GIVEN EXERCISE:
Starting at the line that contains "Convert this chart to matplotlib code." and stopping at the line that contains "head_y = 6.2", return those lines exactly and nothing else. Both end lines count; pictures do not.

----- ENTRIES SHOWN -----

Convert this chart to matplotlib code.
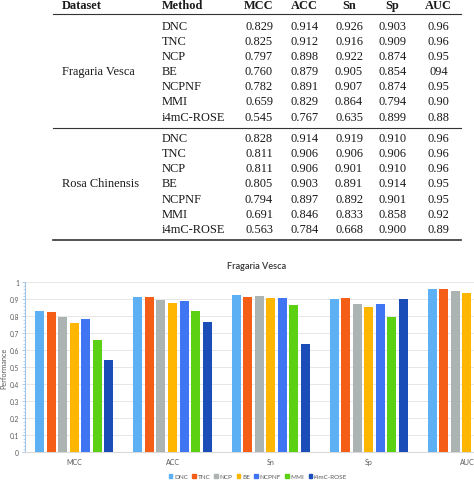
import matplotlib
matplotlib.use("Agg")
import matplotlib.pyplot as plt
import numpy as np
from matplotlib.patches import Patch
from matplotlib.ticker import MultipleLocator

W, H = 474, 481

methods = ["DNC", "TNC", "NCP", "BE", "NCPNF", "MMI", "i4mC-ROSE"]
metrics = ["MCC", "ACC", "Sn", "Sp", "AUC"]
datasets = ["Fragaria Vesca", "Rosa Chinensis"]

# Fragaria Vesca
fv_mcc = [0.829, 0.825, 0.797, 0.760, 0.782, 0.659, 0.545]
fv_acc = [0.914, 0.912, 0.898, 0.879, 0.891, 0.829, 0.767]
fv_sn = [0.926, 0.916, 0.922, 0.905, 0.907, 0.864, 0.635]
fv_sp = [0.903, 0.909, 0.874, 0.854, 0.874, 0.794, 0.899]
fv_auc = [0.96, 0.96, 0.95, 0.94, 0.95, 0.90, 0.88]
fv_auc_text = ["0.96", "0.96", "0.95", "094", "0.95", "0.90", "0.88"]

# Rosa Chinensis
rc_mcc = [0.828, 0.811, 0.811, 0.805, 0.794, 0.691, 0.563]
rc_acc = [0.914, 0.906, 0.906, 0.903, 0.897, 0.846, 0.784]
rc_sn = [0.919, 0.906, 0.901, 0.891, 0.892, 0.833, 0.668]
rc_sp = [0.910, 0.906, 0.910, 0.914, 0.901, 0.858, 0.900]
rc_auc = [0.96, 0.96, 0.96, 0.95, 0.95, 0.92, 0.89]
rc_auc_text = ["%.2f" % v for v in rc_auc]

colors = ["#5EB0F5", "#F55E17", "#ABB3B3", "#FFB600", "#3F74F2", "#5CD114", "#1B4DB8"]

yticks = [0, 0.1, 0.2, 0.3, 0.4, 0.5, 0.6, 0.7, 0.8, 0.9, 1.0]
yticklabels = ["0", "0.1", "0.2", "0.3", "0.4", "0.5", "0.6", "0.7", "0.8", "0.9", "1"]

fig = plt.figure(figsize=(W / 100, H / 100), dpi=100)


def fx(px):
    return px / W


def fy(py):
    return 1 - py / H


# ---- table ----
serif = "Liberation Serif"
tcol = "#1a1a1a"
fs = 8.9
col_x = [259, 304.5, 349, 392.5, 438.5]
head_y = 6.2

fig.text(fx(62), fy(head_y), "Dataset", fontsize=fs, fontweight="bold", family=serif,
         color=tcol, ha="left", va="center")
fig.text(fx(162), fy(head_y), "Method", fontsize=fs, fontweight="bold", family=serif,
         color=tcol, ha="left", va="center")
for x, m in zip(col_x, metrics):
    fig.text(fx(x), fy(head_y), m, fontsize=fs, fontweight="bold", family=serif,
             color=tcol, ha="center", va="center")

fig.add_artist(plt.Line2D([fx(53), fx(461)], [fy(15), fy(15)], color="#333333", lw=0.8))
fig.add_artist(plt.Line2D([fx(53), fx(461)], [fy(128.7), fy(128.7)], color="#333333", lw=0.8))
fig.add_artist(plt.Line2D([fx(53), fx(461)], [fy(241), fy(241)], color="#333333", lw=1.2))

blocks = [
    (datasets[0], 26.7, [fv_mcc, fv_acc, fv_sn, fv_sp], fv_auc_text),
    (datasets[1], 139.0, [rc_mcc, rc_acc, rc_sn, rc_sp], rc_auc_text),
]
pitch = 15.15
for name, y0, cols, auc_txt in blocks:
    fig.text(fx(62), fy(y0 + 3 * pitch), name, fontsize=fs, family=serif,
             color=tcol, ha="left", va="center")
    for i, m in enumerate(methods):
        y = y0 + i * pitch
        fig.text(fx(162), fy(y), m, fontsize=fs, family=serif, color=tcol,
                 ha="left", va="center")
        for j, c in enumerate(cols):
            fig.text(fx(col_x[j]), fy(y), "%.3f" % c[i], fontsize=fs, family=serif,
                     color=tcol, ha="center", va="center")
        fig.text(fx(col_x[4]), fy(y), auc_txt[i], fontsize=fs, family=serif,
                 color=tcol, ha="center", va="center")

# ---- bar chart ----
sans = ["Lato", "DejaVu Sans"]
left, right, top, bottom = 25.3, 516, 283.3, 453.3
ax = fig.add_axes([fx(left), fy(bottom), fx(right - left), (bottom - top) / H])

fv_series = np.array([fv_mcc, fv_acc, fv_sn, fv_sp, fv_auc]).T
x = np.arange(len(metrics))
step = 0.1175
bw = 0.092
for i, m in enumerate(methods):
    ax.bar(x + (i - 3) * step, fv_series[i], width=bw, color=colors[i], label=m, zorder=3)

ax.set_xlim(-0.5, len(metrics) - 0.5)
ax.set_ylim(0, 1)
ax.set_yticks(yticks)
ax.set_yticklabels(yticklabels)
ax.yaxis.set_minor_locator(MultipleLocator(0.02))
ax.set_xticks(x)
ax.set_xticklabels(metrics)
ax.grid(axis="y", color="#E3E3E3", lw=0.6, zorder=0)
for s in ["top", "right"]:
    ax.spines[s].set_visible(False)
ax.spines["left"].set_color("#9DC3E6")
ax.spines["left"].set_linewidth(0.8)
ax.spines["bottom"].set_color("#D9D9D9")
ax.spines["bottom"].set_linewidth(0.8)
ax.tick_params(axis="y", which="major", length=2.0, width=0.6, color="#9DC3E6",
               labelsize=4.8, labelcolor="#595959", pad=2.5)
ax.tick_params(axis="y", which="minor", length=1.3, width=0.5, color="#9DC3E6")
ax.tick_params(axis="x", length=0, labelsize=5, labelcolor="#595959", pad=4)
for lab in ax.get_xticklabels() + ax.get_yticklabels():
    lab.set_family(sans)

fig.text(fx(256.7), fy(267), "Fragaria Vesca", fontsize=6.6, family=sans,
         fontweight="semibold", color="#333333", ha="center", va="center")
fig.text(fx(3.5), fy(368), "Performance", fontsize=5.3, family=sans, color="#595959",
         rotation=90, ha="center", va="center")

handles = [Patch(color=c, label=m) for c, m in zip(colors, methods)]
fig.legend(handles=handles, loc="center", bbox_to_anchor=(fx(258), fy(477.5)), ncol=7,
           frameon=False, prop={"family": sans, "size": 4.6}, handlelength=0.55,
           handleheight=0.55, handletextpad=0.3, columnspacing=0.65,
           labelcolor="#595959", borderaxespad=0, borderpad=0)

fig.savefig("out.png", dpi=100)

-----
----- ENTRIES SHOWN -----

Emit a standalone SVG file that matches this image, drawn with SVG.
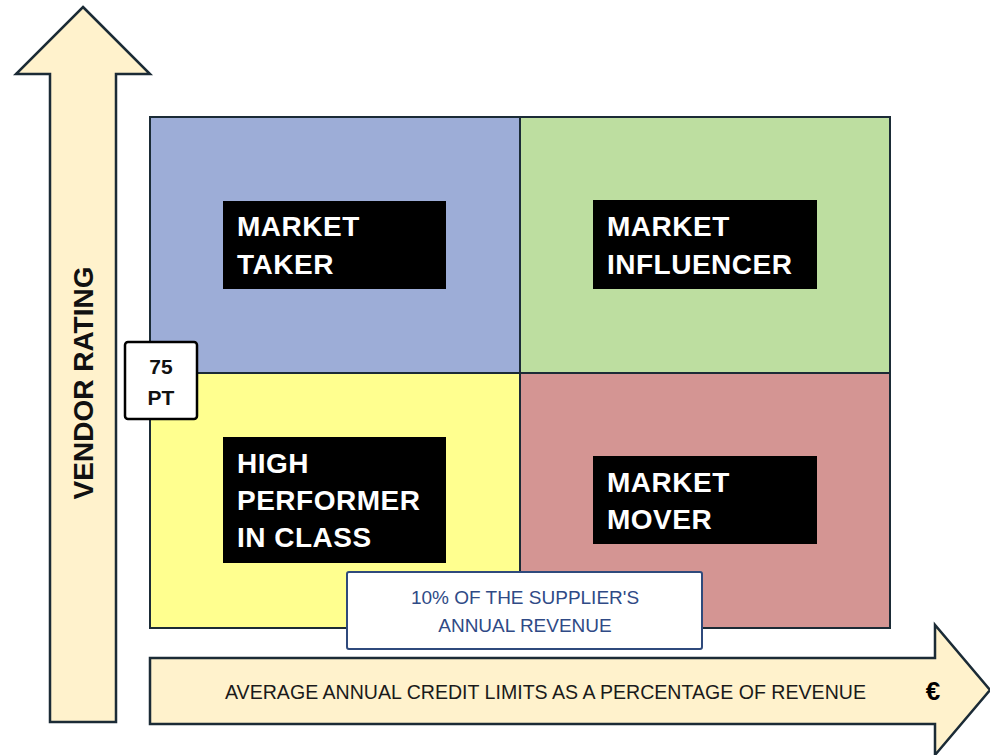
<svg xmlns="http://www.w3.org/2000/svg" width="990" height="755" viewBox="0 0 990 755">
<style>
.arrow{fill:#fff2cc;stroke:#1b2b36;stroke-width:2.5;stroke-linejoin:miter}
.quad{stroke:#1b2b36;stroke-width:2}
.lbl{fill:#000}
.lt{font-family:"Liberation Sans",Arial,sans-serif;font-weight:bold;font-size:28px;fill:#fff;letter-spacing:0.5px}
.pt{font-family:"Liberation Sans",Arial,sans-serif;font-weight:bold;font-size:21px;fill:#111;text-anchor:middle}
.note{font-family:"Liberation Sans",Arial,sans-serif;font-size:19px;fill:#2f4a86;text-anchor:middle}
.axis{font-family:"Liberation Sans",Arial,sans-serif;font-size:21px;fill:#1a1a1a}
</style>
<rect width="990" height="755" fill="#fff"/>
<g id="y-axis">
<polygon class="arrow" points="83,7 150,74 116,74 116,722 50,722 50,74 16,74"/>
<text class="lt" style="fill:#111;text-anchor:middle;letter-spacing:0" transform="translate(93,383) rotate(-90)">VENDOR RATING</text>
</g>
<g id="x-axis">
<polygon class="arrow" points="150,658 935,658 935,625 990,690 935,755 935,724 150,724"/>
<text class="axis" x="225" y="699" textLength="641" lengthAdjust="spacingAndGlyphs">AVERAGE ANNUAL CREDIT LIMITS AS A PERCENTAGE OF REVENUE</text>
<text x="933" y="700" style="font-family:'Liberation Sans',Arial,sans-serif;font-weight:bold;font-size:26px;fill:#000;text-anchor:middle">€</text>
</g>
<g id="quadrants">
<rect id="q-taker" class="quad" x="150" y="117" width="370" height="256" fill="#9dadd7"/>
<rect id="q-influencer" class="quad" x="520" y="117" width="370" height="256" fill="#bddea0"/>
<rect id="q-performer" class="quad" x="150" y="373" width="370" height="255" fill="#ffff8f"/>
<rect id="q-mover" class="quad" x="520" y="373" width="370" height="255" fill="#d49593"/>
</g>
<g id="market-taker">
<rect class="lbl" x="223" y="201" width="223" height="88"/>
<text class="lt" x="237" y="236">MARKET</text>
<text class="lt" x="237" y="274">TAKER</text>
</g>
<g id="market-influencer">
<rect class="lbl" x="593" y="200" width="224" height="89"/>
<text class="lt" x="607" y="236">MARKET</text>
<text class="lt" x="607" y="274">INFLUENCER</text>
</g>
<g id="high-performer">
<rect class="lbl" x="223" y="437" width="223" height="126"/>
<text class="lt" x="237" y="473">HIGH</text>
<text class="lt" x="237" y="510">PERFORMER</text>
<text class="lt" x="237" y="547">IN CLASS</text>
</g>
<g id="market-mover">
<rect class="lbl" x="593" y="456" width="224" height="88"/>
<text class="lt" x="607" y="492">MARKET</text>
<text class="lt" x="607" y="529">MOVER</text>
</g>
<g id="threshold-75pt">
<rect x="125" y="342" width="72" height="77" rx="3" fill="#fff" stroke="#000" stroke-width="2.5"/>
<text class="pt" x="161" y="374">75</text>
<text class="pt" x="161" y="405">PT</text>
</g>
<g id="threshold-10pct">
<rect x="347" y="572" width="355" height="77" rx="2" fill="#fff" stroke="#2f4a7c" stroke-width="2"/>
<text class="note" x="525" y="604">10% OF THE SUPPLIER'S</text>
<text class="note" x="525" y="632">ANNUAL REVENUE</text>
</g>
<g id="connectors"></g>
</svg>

-----

RESULT FOR THIS TASK:
Convert this chart to matplotlib code.
import matplotlib
matplotlib.use("Agg")
import matplotlib.pyplot as plt
import numpy as np
from matplotlib.patches import Patch
from matplotlib.ticker import MultipleLocator

W, H = 474, 481

methods = ["DNC", "TNC", "NCP", "BE", "NCPNF", "MMI", "i4mC-ROSE"]
metrics = ["MCC", "ACC", "Sn", "Sp", "AUC"]
datasets = ["Fragaria Vesca", "Rosa Chinensis"]

# Fragaria Vesca
fv_mcc = [0.829, 0.825, 0.797, 0.760, 0.782, 0.659, 0.545]
fv_acc = [0.914, 0.912, 0.898, 0.879, 0.891, 0.829, 0.767]
fv_sn = [0.926, 0.916, 0.922, 0.905, 0.907, 0.864, 0.635]
fv_sp = [0.903, 0.909, 0.874, 0.854, 0.874, 0.794, 0.899]
fv_auc = [0.96, 0.96, 0.95, 0.94, 0.95, 0.90, 0.88]
fv_auc_text = ["0.96", "0.96", "0.95", "094", "0.95", "0.90", "0.88"]

# Rosa Chinensis
rc_mcc = [0.828, 0.811, 0.811, 0.805, 0.794, 0.691, 0.563]
rc_acc = [0.914, 0.906, 0.906, 0.903, 0.897, 0.846, 0.784]
rc_sn = [0.919, 0.906, 0.901, 0.891, 0.892, 0.833, 0.668]
rc_sp = [0.910, 0.906, 0.910, 0.914, 0.901, 0.858, 0.900]
rc_auc = [0.96, 0.96, 0.96, 0.95, 0.95, 0.92, 0.89]
rc_auc_text = ["%.2f" % v for v in rc_auc]

colors = ["#5EB0F5", "#F55E17", "#ABB3B3", "#FFB600", "#3F74F2", "#5CD114", "#1B4DB8"]

yticks = [0, 0.1, 0.2, 0.3, 0.4, 0.5, 0.6, 0.7, 0.8, 0.9, 1.0]
yticklabels = ["0", "0.1", "0.2", "0.3", "0.4", "0.5", "0.6", "0.7", "0.8", "0.9", "1"]

fig = plt.figure(figsize=(W / 100, H / 100), dpi=100)


def fx(px):
    return px / W


def fy(py):
    return 1 - py / H


# ---- table ----
serif = "Liberation Serif"
tcol = "#1a1a1a"
fs = 8.9
col_x = [259, 304.5, 349, 392.5, 438.5]
head_y = 6.2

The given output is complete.